## WHAT YOU WILL DO:
State only how many lines contain the string "diagram".

## Plotting code records:
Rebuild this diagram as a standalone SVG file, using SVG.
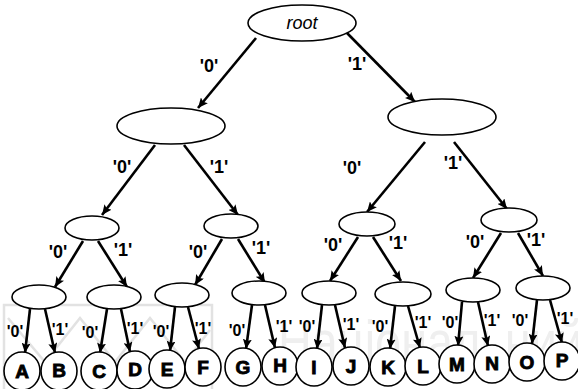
<svg xmlns="http://www.w3.org/2000/svg" width="578" height="389" viewBox="0 0 578 389">
  <style>
    .node { fill: #ffffff; stroke: #000000; stroke-width: 1.6; }
    .edge { stroke: #000000; stroke-width: 2.6; fill: none; marker-end: url(#arrow); }
    .lbl { font-family: "Liberation Sans", Arial, sans-serif; font-size: 18px; font-weight: bold; fill: #000; text-anchor: middle; }
    .lbl.small { font-size: 16px; }
    .leaf { font-family: "Liberation Sans", Arial, sans-serif; font-size: 19px; font-weight: bold; fill: #000; stroke: #000; stroke-width: 0.9; text-anchor: middle; }
    .root { font-family: "Liberation Sans", Arial, sans-serif; font-size: 18px; font-style: italic; fill: #000; text-anchor: middle; }
    .wm { fill: none; stroke: #e2e2e2; stroke-width: 2.5; }
    .wmtext { font-family: "Liberation Sans", Arial, sans-serif; font-size: 60px; fill: #efefef; }
  </style>
  <defs>
    <marker id="arrow" markerUnits="userSpaceOnUse" markerWidth="11" markerHeight="9" refX="10" refY="4.5" orient="auto">
      <path d="M0,0 L10,4.5 L0,9 L2,4.5 z" fill="#000"/>
    </marker>
  </defs>

  <rect width="578" height="389" fill="#ffffff"/>

  <!-- faint background emblem -->
  <g id="emblem">
    <rect class="wm" x="4" y="305" width="208" height="92"/>
    <polyline class="wm" points="8,318 45,362 80,318 115,362 150,318 185,362 210,330"/>
    <text class="wmtext" x="278" y="362" textLength="305" lengthAdjust="spacingAndGlyphs">Національний</text>
  </g>

  <!-- connectors -->
  <g id="edges">
    <line class="edge" x1="256" y1="38" x2="198" y2="108"/>
    <line class="edge" x1="347" y1="33" x2="415" y2="102"/>

    <line class="edge" x1="155" y1="145" x2="102" y2="215"/>
    <line class="edge" x1="184" y1="145" x2="238" y2="215"/>
    <line class="edge" x1="425" y1="142" x2="367" y2="212"/>
    <line class="edge" x1="454" y1="142" x2="507" y2="209"/>

    <line class="edge" x1="83" y1="241" x2="55" y2="287"/>
    <line class="edge" x1="98" y1="241" x2="127" y2="287"/>
    <line class="edge" x1="222" y1="239" x2="195" y2="285"/>
    <line class="edge" x1="238" y1="239" x2="265" y2="283"/>
    <line class="edge" x1="358" y1="237" x2="330" y2="281"/>
    <line class="edge" x1="373" y1="237" x2="401" y2="281"/>
    <line class="edge" x1="501" y1="233" x2="473" y2="278"/>
    <line class="edge" x1="518" y1="233" x2="543" y2="276"/>

    <line class="edge" x1="30" y1="309" x2="25" y2="353"/>
    <line class="edge" x1="45" y1="309" x2="55" y2="353"/>
    <line class="edge" x1="107" y1="309" x2="100" y2="353"/>
    <line class="edge" x1="121" y1="309" x2="130" y2="352"/>
    <line class="edge" x1="175" y1="307" x2="170" y2="351"/>
    <line class="edge" x1="188" y1="307" x2="199" y2="349"/>
    <line class="edge" x1="252" y1="305" x2="246" y2="349"/>
    <line class="edge" x1="265" y1="305" x2="275" y2="348"/>
    <line class="edge" x1="322" y1="305" x2="317" y2="349"/>
    <line class="edge" x1="335" y1="305" x2="345" y2="348"/>
    <line class="edge" x1="395" y1="306" x2="390" y2="349"/>
    <line class="edge" x1="408" y1="306" x2="420" y2="348"/>
    <line class="edge" x1="462" y1="302" x2="458" y2="346"/>
    <line class="edge" x1="478" y1="302" x2="488" y2="346"/>
    <line class="edge" x1="537" y1="300" x2="532" y2="344"/>
    <line class="edge" x1="550" y1="300" x2="562" y2="343"/>
  </g>

  <!-- edge labels -->
  <g id="labels">
    <text class="lbl" x="209" y="72">'0'</text>
    <text class="lbl" x="357" y="70">'1'</text>
    <text class="lbl" x="122" y="173">'0'</text>
    <text class="lbl" x="219" y="173">'1'</text>
    <text class="lbl" x="352" y="174">'0'</text>
    <text class="lbl" x="453" y="169">'1'</text>

    <text class="lbl" x="58" y="258">'0'</text>
    <text class="lbl" x="123" y="256">'1'</text>
    <text class="lbl" x="198" y="258">'0'</text>
    <text class="lbl" x="261" y="254">'1'</text>
    <text class="lbl" x="333" y="251">'0'</text>
    <text class="lbl" x="398" y="249">'1'</text>
    <text class="lbl" x="475" y="248">'0'</text>
    <text class="lbl" x="536" y="246">'1'</text>

    <text class="lbl small" x="15" y="337">'0'</text>
    <text class="lbl small" x="60" y="335">'1'</text>
    <text class="lbl small" x="90" y="338">'0'</text>
    <text class="lbl small" x="135" y="334">'1'</text>
    <text class="lbl small" x="161" y="337">'0'</text>
    <text class="lbl small" x="203" y="334">'1'</text>
    <text class="lbl small" x="237" y="336">'0'</text>
    <text class="lbl small" x="284" y="332">'1'</text>
    <text class="lbl small" x="307" y="332">'0'</text>
    <text class="lbl small" x="351" y="330">'1'</text>
    <text class="lbl small" x="380" y="332">'0'</text>
    <text class="lbl small" x="423" y="328">'1'</text>
    <text class="lbl small" x="450" y="328">'0'</text>
    <text class="lbl small" x="492" y="326">'1'</text>
    <text class="lbl small" x="520" y="326">'0'</text>
    <text class="lbl small" x="565" y="324">'1'</text>
  </g>

  <!-- root and internal nodes -->
  <g id="root"><ellipse class="node" cx="302" cy="23" rx="54" ry="18"/><text class="root" x="302" y="29">root</text></g>
  <g id="n0"><ellipse class="node" cx="171" cy="126" rx="54" ry="18"/></g>
  <g id="n1"><ellipse class="node" cx="442" cy="117" rx="54" ry="18"/></g>
  <g id="n00"><ellipse class="node" cx="92" cy="228" rx="27" ry="12"/></g>
  <g id="n01"><ellipse class="node" cx="231" cy="226" rx="27" ry="12"/></g>
  <g id="n10"><ellipse class="node" cx="367" cy="224" rx="28" ry="12"/></g>
  <g id="n11"><ellipse class="node" cx="509" cy="220" rx="28" ry="12"/></g>
  <g id="n000"><ellipse class="node" cx="39" cy="297" rx="27" ry="12"/></g>
  <g id="n001"><ellipse class="node" cx="114" cy="297" rx="27" ry="12"/></g>
  <g id="n010"><ellipse class="node" cx="182" cy="295" rx="27" ry="12"/></g>
  <g id="n011"><ellipse class="node" cx="259" cy="293" rx="27" ry="12"/></g>
  <g id="n100"><ellipse class="node" cx="329" cy="293" rx="27" ry="12"/></g>
  <g id="n101"><ellipse class="node" cx="403" cy="294" rx="28" ry="12"/></g>
  <g id="n110"><ellipse class="node" cx="473" cy="290" rx="27" ry="12"/></g>
  <g id="n111"><ellipse class="node" cx="543" cy="288" rx="27" ry="12"/></g>

  <!-- leaves -->
  <g id="leafA"><ellipse class="node" cx="22" cy="371" rx="18" ry="19"/><text class="leaf" x="22" y="378">A</text></g>
  <g id="leafB"><ellipse class="node" cx="59" cy="371" rx="18" ry="19"/><text class="leaf" x="59" y="377">B</text></g>
  <g id="leafC"><ellipse class="node" cx="99" cy="371" rx="18" ry="19"/><text class="leaf" x="99" y="378">C</text></g>
  <g id="leafD"><ellipse class="node" cx="135" cy="370" rx="18" ry="19"/><text class="leaf" x="135" y="376">D</text></g>
  <g id="leafE"><ellipse class="node" cx="167" cy="369" rx="18" ry="19"/><text class="leaf" x="167" y="376">E</text></g>
  <g id="leafF"><ellipse class="node" cx="203" cy="367" rx="18" ry="19"/><text class="leaf" x="203" y="374">F</text></g>
  <g id="leafG"><ellipse class="node" cx="243" cy="367" rx="18" ry="19"/><text class="leaf" x="243" y="374">G</text></g>
  <g id="leafH"><ellipse class="node" cx="280" cy="366" rx="18" ry="19"/><text class="leaf" x="280" y="372">H</text></g>
  <g id="leafI"><ellipse class="node" cx="314" cy="367" rx="18" ry="19"/><text class="leaf" x="314" y="374">I</text></g>
  <g id="leafJ"><ellipse class="node" cx="351" cy="366" rx="18" ry="19"/><text class="leaf" x="351" y="373">J</text></g>
  <g id="leafK"><ellipse class="node" cx="388" cy="367" rx="18" ry="19"/><text class="leaf" x="388" y="374">K</text></g>
  <g id="leafL"><ellipse class="node" cx="423" cy="366" rx="18" ry="19"/><text class="leaf" x="423" y="373">L</text></g>
  <g id="leafM"><ellipse class="node" cx="457" cy="364" rx="18" ry="19"/><text class="leaf" x="457" y="371">M</text></g>
  <g id="leafN"><ellipse class="node" cx="492" cy="364" rx="18" ry="19"/><text class="leaf" x="492" y="370">N</text></g>
  <g id="leafO"><ellipse class="node" cx="527" cy="362" rx="18" ry="19"/><text class="leaf" x="527" y="369">O</text></g>
  <g id="leafP"><ellipse class="node" cx="562" cy="361" rx="18" ry="19"/><text class="leaf" x="562" y="367">P</text></g>
</svg>
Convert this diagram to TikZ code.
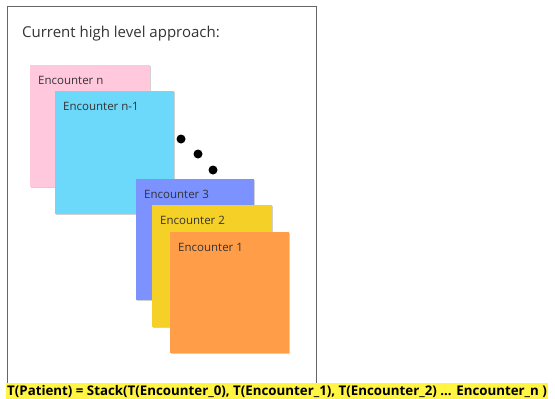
\documentclass[tikz,border=0pt]{standalone}
\usepackage{fontspec}
\setmainfont{Open Sans}
\usetikzlibrary{shadows}

\definecolor{notepink}{HTML}{FFC8DC}
\definecolor{notecyan}{HTML}{6CD8FA}
\definecolor{noteblue}{HTML}{7B92FF}
\definecolor{noteyellow}{HTML}{F5D128}
\definecolor{noteorange}{HTML}{FF9D48}
\definecolor{marker}{HTML}{FFF542}
\definecolor{framegray}{HTML}{666666}
\definecolor{notetext}{HTML}{333333}

\begin{document}
\begin{tikzpicture}[x=1pt,y=-1pt,
  sticky/.style={rectangle, inner sep=0pt, anchor=north west,
    drop shadow={shadow xshift=0.8pt, shadow yshift=-1.2pt, opacity=0.18, fill=black}},
  notelabel/.style={anchor=north west, inner sep=0pt, xshift=8pt, yshift=-11pt,
    font=\fontsize{11.5}{13}\selectfont, text=notetext},
  dot/.style={circle, fill=black, inner sep=0pt, minimum size=9pt}
]
\useasboundingbox (0,0) rectangle (555,399);

% page frame
\draw[framegray, line width=0.8pt] (7,6) rectangle (316,383);

% heading
\node[anchor=base west, inner sep=0pt, font=\fontsize{15}{18}\selectfont, text=notetext]
  (title) at (22,37) {Current high level approach:};

% stack of encounter notes, back to front
\node[sticky, fill=notepink, minimum width=120pt, minimum height=122pt,
  label={[notelabel]north west:Encounter n}] (encn) at (30,65) {};
\node[sticky, fill=notecyan, minimum width=119pt, minimum height=123pt,
  label={[notelabel]north west:Encounter n-1}] (encnm) at (55,91) {};

% ellipsis dots
\node[dot] (d1) at (181,139) {};
\node[dot] (d2) at (198,154) {};
\node[dot] (d3) at (213,170) {};

\node[sticky, fill=noteblue, minimum width=118pt, minimum height=121pt,
  label={[notelabel]north west:Encounter 3}] (enc3) at (136,179) {};
\node[sticky, fill=noteyellow, minimum width=120pt, minimum height=122pt,
  label={[notelabel]north west:Encounter 2}] (enc2) at (152,205) {};
\node[sticky, fill=noteorange, minimum width=119pt, minimum height=121pt,
  label={[notelabel]north west:Encounter 1}] (enc1) at (170,232) {};

% highlighted formula
\node[anchor=base west, fill=marker, inner xsep=1pt, inner ysep=0pt,
  text height=12pt, text depth=4pt, font=\fontsize{13.3}{15}\selectfont\bfseries]
  (formula) at (6,395) {T(Patient) = Stack(T(Encounter\_0), T(Encounter\_1), T(Encounter\_2) ... Encounter\_n )};
\end{tikzpicture}
\end{document}
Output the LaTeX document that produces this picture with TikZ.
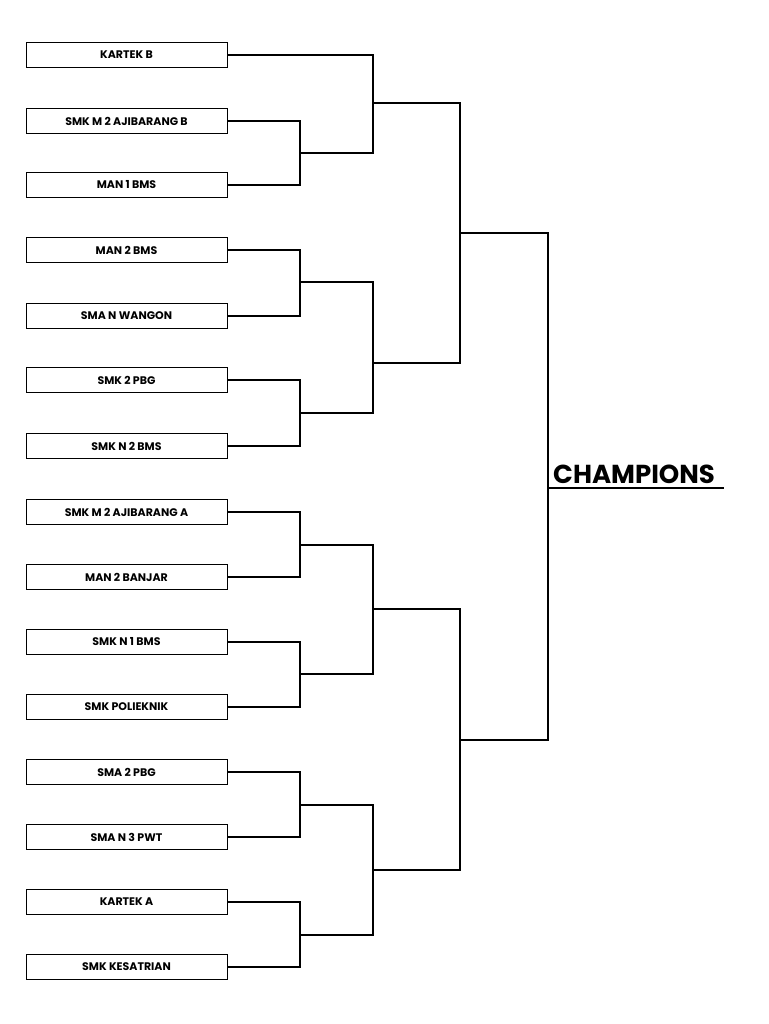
\documentclass[tikz,border=0pt]{standalone}
\usetikzlibrary{calc}
\usepackage{fontspec}
\setmainfont{Poppins}
\begin{document}
\begin{tikzpicture}[x=1pt,y=-1pt,
 team/.style={draw,line width=0.8pt,minimum width=201pt,minimum height=25pt,inner sep=0pt,font=\fontsize{11}{13}\selectfont\bfseries},
 ln/.style={line width=1.4pt}]
\useasboundingbox (0,0) rectangle (768,1024);
\foreach \n/\y/\t in {1/55/KARTEK B,2/121/SMK M 2 AJIBARANG B,3/185/MAN 1 BMS,4/250/MAN 2 BMS,5/316/SMA N WANGON,6/380/SMK 2 PBG,7/446/SMK N 2 BMS,8/512/SMK M 2 AJIBARANG A,9/577/MAN 2 BANJAR,10/642/SMK N 1 BMS,11/707/SMK POLIEKNIK,12/772/SMA 2 PBG,13/837/SMA N 3 PWT,14/902/KARTEK A,15/967/SMK KESATRIAN}
  \node[team] (t\n) at (126.5,\y) {\t};
% round 1 pairs
\foreach \a/\b/\m/\my in {2/3/a/153,4/5/b/282,6/7/c/413,8/9/d/545,10/11/e/674,12/13/f/805,14/15/g/935}{
  \coordinate (m\m) at (300,\my);
  \draw[ln] (t\a.east) -| (m\m) |- (t\b.east);
}
% round 2
\coordinate (q1) at (373,103);
\draw[ln] (t1.east) -| (q1); \draw[ln] (ma) -| (q1);
\coordinate (q2) at (373,363);
\draw[ln] (mb) -| (q2) |- (mc);
\coordinate (q3) at (373,609);
\draw[ln] (md) -| (q3) |- (me);
\coordinate (q4) at (373,870);
\draw[ln] (mf) -| (q4) |- (mg);
% round 3
\coordinate (s1) at (460,233);
\draw[ln] (q1) -| (s1) |- (q2);
\coordinate (s2) at (460,740);
\draw[ln] (q3) -| (s2) |- (q4);
% final
\coordinate (f) at (548,488);
\draw[ln] (s1) -| (f) |- (s2);
\node[anchor=south west,inner sep=0pt,font=\fontsize{26}{30}\selectfont\bfseries] (ch) at (553,484) {CHAMPIONS};
\coordinate (fe) at (724,488);
\draw[ln] (f) -- (fe);
\end{tikzpicture}
\end{document}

## FINAL RESULT:
2